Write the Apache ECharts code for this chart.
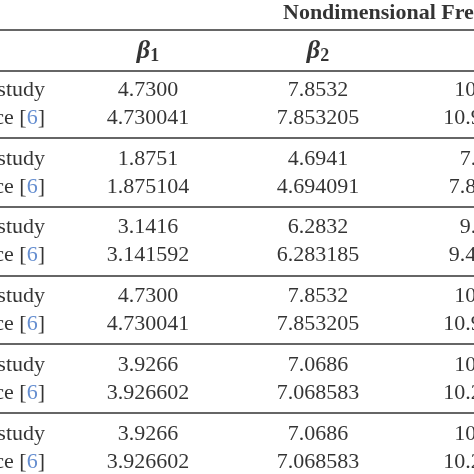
<!DOCTYPE html>
<html><head><meta charset="utf-8">
<script src="https://cdn.jsdelivr.net/npm/echarts@6/dist/echarts.min.js"></script>
<style>html,body{margin:0;padding:0;background:#fff}#c{width:474px;height:474px}</style>
</head><body><div id="c"></div>
<script>
const title = "Nondimensional Frequency Parameters";
const columnHeads = ["1", "2", "3"];
const rowLabels = ["Present study", "Reference [6]"];
const beta1 = [["4.7300","4.730041"],["1.8751","1.875104"],["3.1416","3.141592"],["4.7300","4.730041"],["3.9266","3.926602"],["3.9266","3.926602"]];
const beta2 = [["7.8532","7.853205"],["4.6941","4.694091"],["6.2832","6.283185"],["7.8532","7.853205"],["7.0686","7.068583"],["7.0686","7.068583"]];
const beta3 = [["10.9956","10.995608"],["7.8548","7.854757"],["9.4248","9.424778"],["10.9956","10.995608"],["10.2102","10.210176"],["10.2102","10.210176"]];

const G0 = 90, GP = 68.8, SUB = 28;
const colX = [45, 148, 318, 490];
const rowY = (g, s) => G0 + g * GP + s * SUB;
const font = "'Liberation Serif', 'DejaVu Serif', serif";

const cells = [];
const cols = [beta1, beta2, beta3];
for (let g = 0; g < beta1.length; g++) {
  for (let s = 0; s < 2; s++) {
    cells.push({value: [colX[0], rowY(g, s)], label: {show: true, position: 'inside', align: 'right',
      formatter: s === 0 ? '{t|' + rowLabels[0] + '}' : '{t|Reference [}{r|6}{t|]}'}});
    cols.forEach((c, ci) => cells.push({value: [colX[ci + 1], rowY(g, s)], label: {show: true, position: 'inside', align: 'center', formatter: '{t|' + c[g][s] + '}'}}));
  }
}
const heads = columnHeads.map((h, i) => ({value: [colX[i + 1], 51], label: {show: true, position: 'inside', align: 'center',
  formatter: '{b|β}{s|' + h + '}'}}));
const titleCell = [{value: [283, 13], label: {show: true, position: 'inside', align: 'left', formatter: '{h|' + title + '}'}}];
const lines = [30, 71, 138, 207, 276, 344, 413];

const chart = echarts.init(document.getElementById('c'));
chart.setOption({
  animation: false,
  grid: {left: 0, right: 0, top: 0, bottom: 0},
  xAxis: {type: 'value', min: 0, max: 474, show: false},
  yAxis: {type: 'value', min: 0, max: 474, inverse: true, show: false},
  textStyle: {fontFamily: font},
  series: [{
    type: 'scatter', symbolSize: 0, silent: true, clip: false,
    data: cells.concat(heads, titleCell),
    label: {color: '#000', fontSize: 22, fontFamily: font,
      rich: {t: {fontSize: 22, color: '#000', fontFamily: font},
             h: {fontSize: 22, fontWeight: 'bold', color: '#000', fontFamily: font},
             r: {fontSize: 22, color: '#3f72c4', fontFamily: font},
             b: {fontSize: 26, fontWeight: 'bold', fontStyle: 'italic', color: '#000', fontFamily: font},
             s: {fontSize: 18, fontWeight: 'bold', color: '#000', fontFamily: font, padding: [10, 0, 0, 0]}}},
    markLine: {symbol: 'none', silent: true, label: {show: false},
      lineStyle: {color: '#333', width: 1.5, type: 'solid'},
      data: lines.map(y => ({yAxis: y}))}
  }]
});
</script></body></html>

══════════════════════════════

- **Instructions for the task**
Copy out all of the data word for word. Do not carry over any picture.

- **Expected answer**
Write the Apache ECharts code for this chart.
<!DOCTYPE html>
<html><head><meta charset="utf-8">
<script src="https://cdn.jsdelivr.net/npm/echarts@6/dist/echarts.min.js"></script>
<style>html,body{margin:0;padding:0;background:#fff}#c{width:474px;height:474px}</style>
</head><body><div id="c"></div>
<script>
const title = "Nondimensional Frequency Parameters";
const columnHeads = ["1", "2", "3"];
const rowLabels = ["Present study", "Reference [6]"];
const beta1 = [["4.7300","4.730041"],["1.8751","1.875104"],["3.1416","3.141592"],["4.7300","4.730041"],["3.9266","3.926602"],["3.9266","3.926602"]];
const beta2 = [["7.8532","7.853205"],["4.6941","4.694091"],["6.2832","6.283185"],["7.8532","7.853205"],["7.0686","7.068583"],["7.0686","7.068583"]];
const beta3 = [["10.9956","10.995608"],["7.8548","7.854757"],["9.4248","9.424778"],["10.9956","10.995608"],["10.2102","10.210176"],["10.2102","10.210176"]];

const G0 = 90, GP = 68.8, SUB = 28;
const colX = [45, 148, 318, 490];
const rowY = (g, s) => G0 + g * GP + s * SUB;
const font = "'Liberation Serif', 'DejaVu Serif', serif";

const cells = [];
const cols = [beta1, beta2, beta3];
for (let g = 0; g < beta1.length; g++) {
  for (let s = 0; s < 2; s++) {
    cells.push({value: [colX[0], rowY(g, s)], label: {show: true, position: 'inside', align: 'right',
      formatter: s === 0 ? '{t|' + rowLabels[0] + '}' : '{t|Reference [}{r|6}{t|]}'}});
    cols.forEach((c, ci) => cells.push({value: [colX[ci + 1], rowY(g, s)], label: {show: true, position: 'inside', align: 'center', formatter: '{t|' + c[g][s] + '}'}}));
  }
}
const heads = columnHeads.map((h, i) => ({value: [colX[i + 1], 51], label: {show: true, position: 'inside', align: 'center',
  formatter: '{b|β}{s|' + h + '}'}}));
const titleCell = [{value: [283, 13], label: {show: true, position: 'inside', align: 'left', formatter: '{h|' + title + '}'}}];
const lines = [30, 71, 138, 207, 276, 344, 413];

const chart = echarts.init(document.getElementById('c'));
chart.setOption({
  animation: false,
  grid: {left: 0, right: 0, top: 0, bottom: 0},
  xAxis: {type: 'value', min: 0, max: 474, show: false},
  yAxis: {type: 'value', min: 0, max: 474, inverse: true, show: false},
  textStyle: {fontFamily: font},
  series: [{
    type: 'scatter', symbolSize: 0, silent: true, clip: false,
    data: cells.concat(heads, titleCell),
    label: {color: '#000', fontSize: 22, fontFamily: font,
      rich: {t: {fontSize: 22, color: '#000', fontFamily: font},
             h: {fontSize: 22, fontWeight: 'bold', color: '#000', fontFamily: font},
             r: {fontSize: 22, color: '#3f72c4', fontFamily: font},
             b: {fontSize: 26, fontWeight: 'bold', fontStyle: 'italic', color: '#000', fontFamily: font},
             s: {fontSize: 18, fontWeight: 'bold', color: '#000', fontFamily: font, padding: [10, 0, 0, 0]}}},
    markLine: {symbol: 'none', silent: true, label: {show: false},
      lineStyle: {color: '#333', width: 1.5, type: 'solid'},
      data: lines.map(y => ({yAxis: y}))}
  }]
});
</script></body></html>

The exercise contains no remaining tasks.